The above is actually slower than my mutable version since it's testing a persistent data structure representation of a mesh, but with that aside, I used to struggle to achieve such frame rates even on half that data (admittedly the hardware has gotten faster since my struggles) because I didn't get the hang of minimizing cache misses and memory use for mesh data. Meshes are some of the trickiest data structures I've dealt with in this regard because they store so much interdependent data that has to stay in sync like polygons, edges, vertices, as many texture maps as the user wants to attach, bone weights, color maps, selection sets, morph targets, edge weights, polygon materials, etc. etc. etc..
I've designed and implemented a number of mesh systems in the past couple of decades and their speed was often very proportional to their memory use. Even though I'm working with so, so much more memory than when I started, my new mesh systems are over 10 times faster than my first design (almost 20 years ago) and to a large degree because they use around 1/10th of the memory. The newest version even uses indexed compression to cram as much data as possible, and in spite of the processing overhead of the decompression, the compression actually improved performance because, again, we have so little precious fast memory. I can now fit a million polygon mesh with texture coordinates, edge creasing, material assignments, etc. along with an spatial index for it in about 30 megabytes. My oldest version used several hundred megabytes and even testing my oldest one today on my i7, it's many, many times slower, and that several hundreds MB of mem use didn't even include a spatial index.
Here's the mutable prototype with over 8 million quadrangles and a multires subdivision scheme on an i3 with a GF 8400 (this was from some years ago). It's faster than my immutable version but not used in production since I've found the immutable version so much easier to maintain and the performance hit isn't too bad. Note that the wireframe does not indicate facets, but patches (the wires are actually curves, otherwise the entire mesh would be solid black), although all the points in a facet are modified by the brush.

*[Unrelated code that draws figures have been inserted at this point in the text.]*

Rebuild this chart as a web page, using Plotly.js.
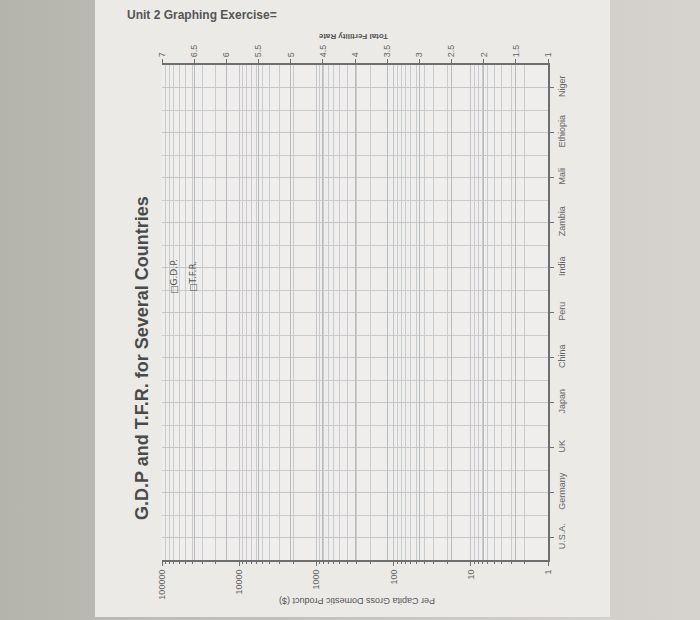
<!DOCTYPE html>
<html>
<head>
<meta charset="utf-8">
<script src="https://cdn.plot.ly/plotly-3.0.1.min.js"></script>
<style>
  html, body { margin: 0; padding: 0; }
  body { width: 700px; height: 620px; position: relative; overflow: hidden;
         background: linear-gradient(to right, #b4b3ac 0px, #b9b8b1 95px, #d3d0cc 610px, #d6d3cf 700px); }
  #page { position: absolute; left: 95px; top: 0; width: 515px; height: 617px; background: #ebeae7; }
  #chart { position: absolute; left: 0; top: 0; width: 700px; height: 620px; }
</style>
</head>
<body>
<div id="page"></div>
<div id="chart"></div>
<script>
// Categories (worksheet is blank: no values have been plotted yet)
const countries = ['U.S.A.', 'Germany', 'UK', 'Japan', 'China', 'Peru', 'India', 'Zambia', 'Mali', 'Ethiopia', 'Niger'];
const gdpValues = [null, null, null, null, null, null, null, null, null, null, null];
const tfrValues = [null, null, null, null, null, null, null, null, null, null, null];
const gdpTickVals = [1, 10, 100, 1000, 10000, 100000];
const gdpTickLabels = ['1', '10', '100', '1000', '10000', '100000'];
const tfrTickVals = [1, 1.5, 2, 2.5, 3, 3.5, 4, 4.5, 5, 5.5, 6, 6.5, 7];
const tfrTickLabels = ['1', '1.5', '2', '2.5', '3', '3.5', '4', '4.5', '5', '5.5', '6', '6.5', '7'];

const idx = countries.map((c, i) => i);
const tickFont = { family: 'Liberation Sans, Arial, sans-serif', size: 9, color: '#666' };
const axisLine = '#6d6e70';

const traces = [
  { type: 'bar', orientation: 'h', name: 'G.D.P.', x: gdpValues, y: idx, xaxis: 'x', yaxis: 'y',
    marker: { color: 'rgba(0,0,0,0)', line: { color: '#777', width: 1 } }, showlegend: false, hoverinfo: 'skip' },
  { type: 'bar', orientation: 'h', name: 'T.F.R.', x: tfrValues, y: idx, xaxis: 'x2', yaxis: 'y',
    marker: { color: 'rgba(0,0,0,0)', line: { color: '#777', width: 1 } }, showlegend: false, hoverinfo: 'skip' }
];

const L = 162, R = 548, T = 65, B = 560;
const px = v => (v - L) / (R - L);
const py = v => (B - v) / (B - T);

const layout = {
  width: 700, height: 620,
  margin: { l: L, r: 700 - R, t: T, b: 620 - B },
  paper_bgcolor: 'rgba(0,0,0,0)',
  plot_bgcolor: '#efeeec',
  showlegend: false,
  font: { family: 'Liberation Sans, Arial, sans-serif', color: '#555' },
  xaxis: {
    type: 'log', range: [5, 0], side: 'bottom',
    tickmode: 'array', tickvals: gdpTickVals, ticktext: gdpTickLabels,
    tickangle: -90, tickfont: tickFont,
    showgrid: true, gridcolor: '#c3c6c9', gridwidth: 1,
    ticks: 'outside', ticklen: 4, tickcolor: axisLine,
    minor: { dtick: 'D1', showgrid: true, gridcolor: '#c9cccf', gridwidth: 1, ticks: 'outside', ticklen: 2, tickcolor: axisLine },
    showline: true, linecolor: axisLine, linewidth: 2, zeroline: false, fixedrange: true
  },
  xaxis2: {
    overlaying: 'x', side: 'top', range: [7, 1],
    tickmode: 'array', tickvals: tfrTickVals, ticktext: tfrTickLabels,
    tickangle: -90, tickfont: tickFont,
    showgrid: true, gridcolor: '#b9bcbf', gridwidth: 1,
    ticks: 'outside', ticklen: 4, tickcolor: axisLine,
    showline: true, linecolor: axisLine, linewidth: 2, zeroline: false, fixedrange: true
  },
  yaxis: {
    side: 'right', range: [-0.5, countries.length - 0.5],
    tickmode: 'array', tickvals: idx, ticktext: countries,
    tickangle: -90, tickfont: tickFont,
    showgrid: true, gridcolor: '#c3c6c9', gridwidth: 1,
    ticks: 'outside', ticklen: 4, tickcolor: axisLine,
    minor: { tick0: 0.5, dtick: 1, showgrid: true, gridcolor: '#c9cccf', gridwidth: 1, ticks: '' },
    showline: true, linecolor: axisLine, linewidth: 2, zeroline: false, fixedrange: true
  },
  annotations: [
    { text: '<b>Unit 2 Graphing Exercise=</b>', xref: 'paper', yref: 'paper', x: px(125), y: py(15),
      xanchor: 'left', yanchor: 'middle', showarrow: false,
      font: { family: 'Liberation Sans, Arial, sans-serif', size: 12, color: '#555' } },
    { text: '<b>G.D.P and T.F.R. for Several Countries</b>', xref: 'paper', yref: 'paper', x: px(142), y: py(358),
      xanchor: 'center', yanchor: 'middle', textangle: -90, showarrow: false,
      font: { family: 'Liberation Sans, Arial, sans-serif', size: 18, color: '#4a4a4a' } },
    { text: '<b>Total Fertility Rate</b>', xref: 'paper', yref: 'paper', x: px(353), y: py(37),
      xanchor: 'center', yanchor: 'middle', textangle: 180, showarrow: false,
      font: { family: 'Liberation Sans, Arial, sans-serif', size: 8, color: '#555' } },
    { text: 'Per Capita Gross Domestic Product ($)', xref: 'paper', yref: 'paper', x: px(357), y: py(601),
      xanchor: 'center', yanchor: 'middle', textangle: 180, showarrow: false,
      font: { family: 'Liberation Sans, Arial, sans-serif', size: 9, color: '#555' } },
    { text: '\u25A1G.D.P.', xref: 'paper', yref: 'paper', x: px(174), y: py(277),
      xanchor: 'center', yanchor: 'middle', textangle: -90, showarrow: false,
      font: { family: 'DejaVu Sans, sans-serif', size: 9, color: '#555' } },
    { text: '\u25A1T.F.R.', xref: 'paper', yref: 'paper', x: px(193), y: py(277),
      xanchor: 'center', yanchor: 'middle', textangle: -90, showarrow: false,
      font: { family: 'DejaVu Sans, sans-serif', size: 9, color: '#555' } }
  ]
};

Plotly.newPlot('chart', traces, layout, { displayModeBar: false, staticPlot: true });
</script>
</body>
</html>
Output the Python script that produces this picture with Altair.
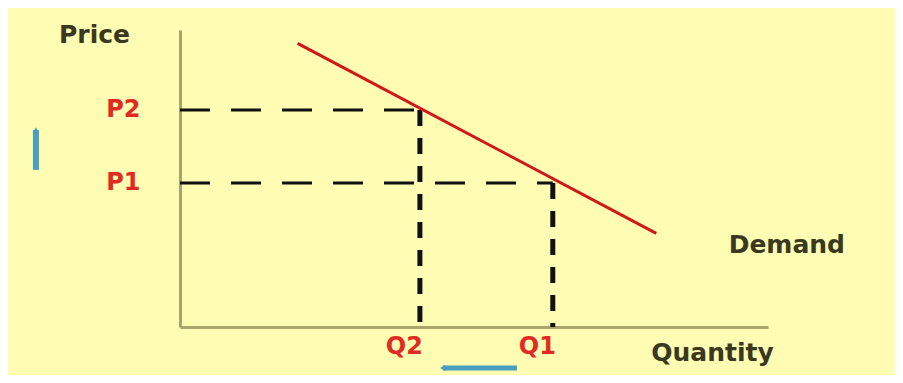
import altair as alt
import pandas as pd

# ---- data (conceptual demand diagram, units) ----
demand_q = [2.0, 8.1]
demand_p = [9.55, 3.15]

q_names = ["Q2", "Q1"]
q_values = [4.08, 6.34]
p_names = ["P2", "P1"]
p_values = [7.31, 4.85]

demand_label = ["Demand"]
demand_label_q = [10.32]
demand_label_p = [2.76]

# direction arrows (price up, quantity down)
up_arrow_q = [-2.45]
up_arrow_p = [5.29, 6.63]
left_arrow_q = [5.73, 4.47]
left_arrow_p = [-1.38]

# ---- styling ----
BG = "#FFFCB4"
AXIS = "#A8A46C"
TXT = "#3A3920"
RED_LINE = "#D01818"
RED_TXT = "#E02A22"
BLUE = "#4A9FC0"
FONT = "DejaVu Sans"

xs = alt.Scale(domain=[0, 10], nice=False, zero=False)
ys = alt.Scale(domain=[0, 10], nice=False, zero=False)


def expr_for(names, values):
    parts = " : ".join(f"datum.value == {v} ? '{n}'" for n, v in zip(names, values))
    return parts + " : ''"


x_axis = alt.Axis(
    values=q_values, labelExpr=expr_for(q_names, q_values),
    grid=False, ticks=False, domainColor=AXIS, domainWidth=3,
    labelColor=RED_TXT, labelFont=FONT, labelFontWeight="bold", labelFontSize=24,
    labelPadding=7, labelOffset=-16, labelBaseline="top",
    title="Quantity", titleFont=FONT, titleFontSize=25, titleFontWeight="bold",
    titleColor=TXT, titleX=532, titleY=25, titleAlign="center", titleBaseline="middle",
)
y_axis = alt.Axis(
    values=p_values, labelExpr=expr_for(p_names, p_values),
    grid=False, ticks=False, domainColor=AXIS, domainWidth=3,
    labelColor=RED_TXT, labelFont=FONT, labelFontWeight="bold", labelFontSize=24,
    labelPadding=40, labelBaseline="middle",
    title="Price", titleFont=FONT, titleFontSize=25, titleFontWeight="bold",
    titleColor=TXT, titleAngle=0, titleX=-86, titleY=4, titleAlign="center",
    titleBaseline="middle",
)

demand_df = pd.DataFrame({"q": demand_q, "p": demand_p})
levels_df = pd.DataFrame({"q": q_values, "p": p_values, "q0": [0, 0], "p0": [0, 0]})
label_df = pd.DataFrame({"q": demand_label_q, "p": demand_label_p, "t": demand_label})
up_df = pd.DataFrame({"q": up_arrow_q, "p": [up_arrow_p[0]], "p2": [up_arrow_p[1]]})
left_df = pd.DataFrame({"q": [left_arrow_q[0]], "q2": [left_arrow_q[1]], "p": left_arrow_p})

X = lambda f: alt.X(f"{f}:Q", scale=xs, axis=x_axis)
Y = lambda f: alt.Y(f"{f}:Q", scale=ys, axis=y_axis)

demand = alt.Chart(demand_df).mark_line(color=RED_LINE, strokeWidth=3).encode(
    x=X("q"), y=Y("p")
)

h_dash = alt.Chart(levels_df).mark_rule(
    color="#111111", strokeWidth=3, strokeDash=[30, 21]
).encode(x=X("q0"), x2="q", y=Y("p"))

v_dash = alt.Chart(levels_df).mark_rule(
    color="#111111", strokeWidth=5, strokeDash=[16, 12]
).encode(x=X("q"), y=Y("p"), y2="p0")

demand_text = alt.Chart(label_df).mark_text(
    font=FONT, fontSize=25, fontWeight="bold", color=TXT, align="center", baseline="middle"
).encode(x=X("q"), y=Y("p"), text="t:N")

up_rule = alt.Chart(up_df).mark_rule(color=BLUE, strokeWidth=6).encode(
    x=X("q"), y=Y("p"), y2="p2"
)
up_head = alt.Chart(up_df).mark_point(
    shape="triangle-up", filled=True, color=BLUE, size=45, opacity=1
).encode(x=X("q"), y=Y("p2"))

left_rule = alt.Chart(left_df).mark_rule(color=BLUE, strokeWidth=5).encode(
    x=X("q"), x2="q2", y=Y("p")
)
left_head = alt.Chart(left_df).mark_point(
    shape="triangle-left", filled=True, color=BLUE, size=40, opacity=1
).encode(x=X("q2"), y=Y("p"))

chart = (
    alt.layer(h_dash, v_dash, demand, demand_text, up_rule, up_head, left_rule, left_head)
    .properties(
        width=588, height=297,
        background=BG,
        padding={"left": 172, "top": 22, "right": 127, "bottom": 48},
        autosize=alt.AutoSizeParams(type="none"),
    )
    .configure_view(strokeWidth=0)
)

chart.save("out.html", embed_options={"renderer": "svg", "actions": False})
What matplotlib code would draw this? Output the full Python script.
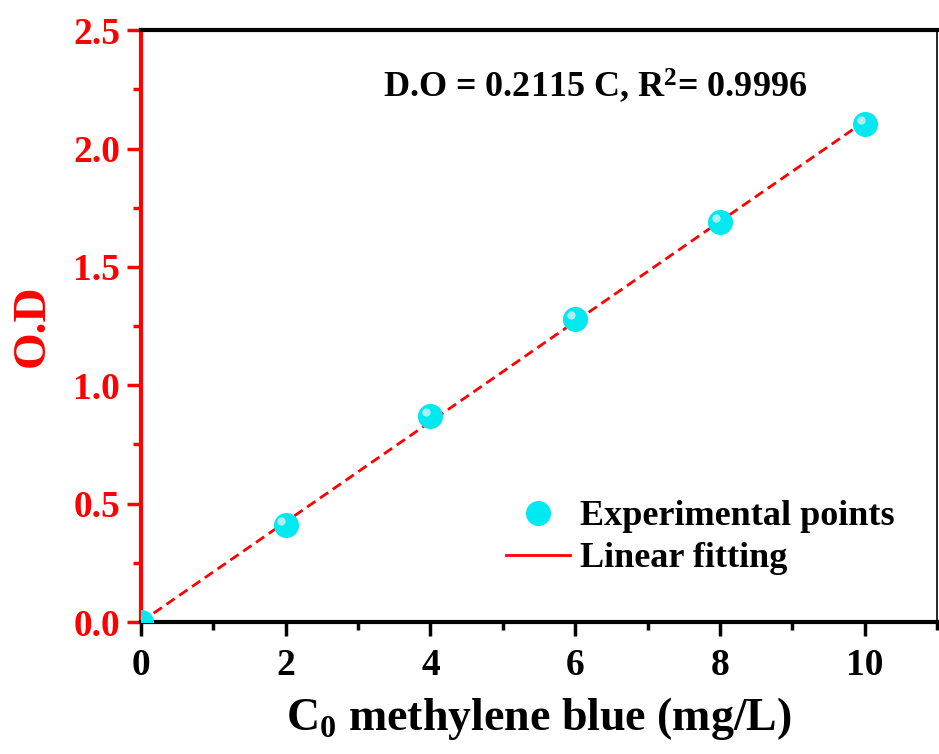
import numpy as np
import matplotlib
matplotlib.use("Agg")
import matplotlib.pyplot as plt
import matplotlib.transforms as mtransforms
from matplotlib.ticker import MultipleLocator
from matplotlib.lines import Line2D

# data
conc = [0, 2, 4, 6, 8, 10]
od = [0.0, 0.41, 0.87, 1.28, 1.69, 2.105]
slope = 0.2115
fit_x = np.array([0, 10])
fit_label = "D.O = 0.2115 C, R$\\mathbf{^2}$= 0.9996"

plt.rcParams['font.family'] = ['Liberation Serif', 'DejaVu Serif']
plt.rcParams['font.weight'] = 'bold'
plt.rcParams['mathtext.fontset'] = 'custom'
plt.rcParams['mathtext.rm'] = 'Liberation Serif:bold'
plt.rcParams['mathtext.bf'] = 'Liberation Serif:bold'

fig = plt.figure(figsize=(9.39, 7.54), dpi=100)
ax = fig.add_axes([0.150, 0.175, 0.848, 0.785])

# fit line
ax.plot(fit_x, slope * fit_x, '--', color='red', lw=2.0, dashes=(3.6, 2.0), zorder=2)
# points
ax.plot(conc, od, 'o', color='#00e8f0', ms=17, mec='#00e8f0', zorder=3)
# small highlight on each ball
shift = mtransforms.ScaledTranslation(-3 / 72, 3 / 72, fig.dpi_scale_trans)
ax.plot(conc, od, 'o', color='#cfeff5', ms=6, mew=0, alpha=0.85,
        transform=ax.transData + shift, zorder=4)

ax.set_xlim(0, 11)
ax.set_ylim(0, 2.5)
ax.xaxis.set_major_locator(MultipleLocator(2))
ax.xaxis.set_minor_locator(MultipleLocator(1))
ax.yaxis.set_major_locator(MultipleLocator(0.5))
ax.yaxis.set_minor_locator(MultipleLocator(0.25))
ax.set_xticks([0, 2, 4, 6, 8, 10])

ax.tick_params(axis='both', which='major', direction='out', length=10, width=2.5, labelsize=27, pad=5)
ax.tick_params(axis='x', which='major', pad=9)
ax.tick_params(axis='both', which='minor', direction='out', length=6, width=2.5)
ax.tick_params(axis='y', which='both', colors='red', labelcolor='red')
ax.tick_params(axis='x', which='both', colors='black')

for lab in ax.get_xticklabels() + ax.get_yticklabels():
    lab.set_fontweight('bold')

ax.spines['left'].set_color('red')
ax.spines['left'].set_linewidth(3)
ax.spines['bottom'].set_linewidth(3)
ax.spines['top'].set_linewidth(3)
ax.spines['right'].set_linewidth(1.2)

ax.set_xlabel('C$_\\mathbf{0}$ methylene blue (mg/L)', fontsize=33, fontweight='bold', labelpad=8)
ax.set_ylabel('O.D', fontsize=34, fontweight='bold', color='red', labelpad=14)

ax.text(0.570, 0.907, fit_label, transform=ax.transAxes, ha='center', va='center',
        fontsize=26, fontweight='bold')

# legend
handles = [Line2D([], [], marker='o', ls='none', color='#00e8f0', ms=17),
           Line2D([], [], color='red', lw=2.0)]
ax.legend(handles, ['Experimental points', 'Linear fitting'], loc='lower right',
          bbox_to_anchor=(0.979, 0.036), frameon=False, handlelength=1.75,
          handletextpad=0.3, labelspacing=0.25, borderpad=0.2,
          prop={'weight': 'bold', 'size': 26})

fig.savefig('out.png', dpi=100)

So anyway, I just wanted to show some of this above to show some concrete examples and areas where memory management is so helpful and also hopefully so people don't think I'm just talking out of my butt. I tend to get a little bit irritated when people say memory is so abundant and cheap, because that's talking about slow memory like DRAM and hard drives. It's still so small and so precious when we're talking about fast memory, and performance for genuinely critical (i.e., common case, not for everything) paths relates to playing to that small amount of fast memory and utilizing it as effectively as we can.
For this kind of thing it is really helpful to work with a language that allows you to design high-level objects like C++, for example, while still being able to store these objects in one or more contiguous arrays with the guarantee that the memory of all such objects will be contiguously represented and without any unneeded memory overhead per object (ex: not all objects need reflection or virtual dispatch). When you actually move into those performance-critical areas, it actually becomes a productivity boost to have such memory control over, say, fiddling with object pools and using primitive data types to avoid object overhead, GC costs, and to keep memory frequently-accessed together contiguous.
So memory management/control (or lack thereof) is actually a dominating reason in my case for choosing what language most productively allows me to tackle problems. I do definitely write my share of code which isn't performance-critical, and for that I tend to use Lua which is pretty easy to embed from C.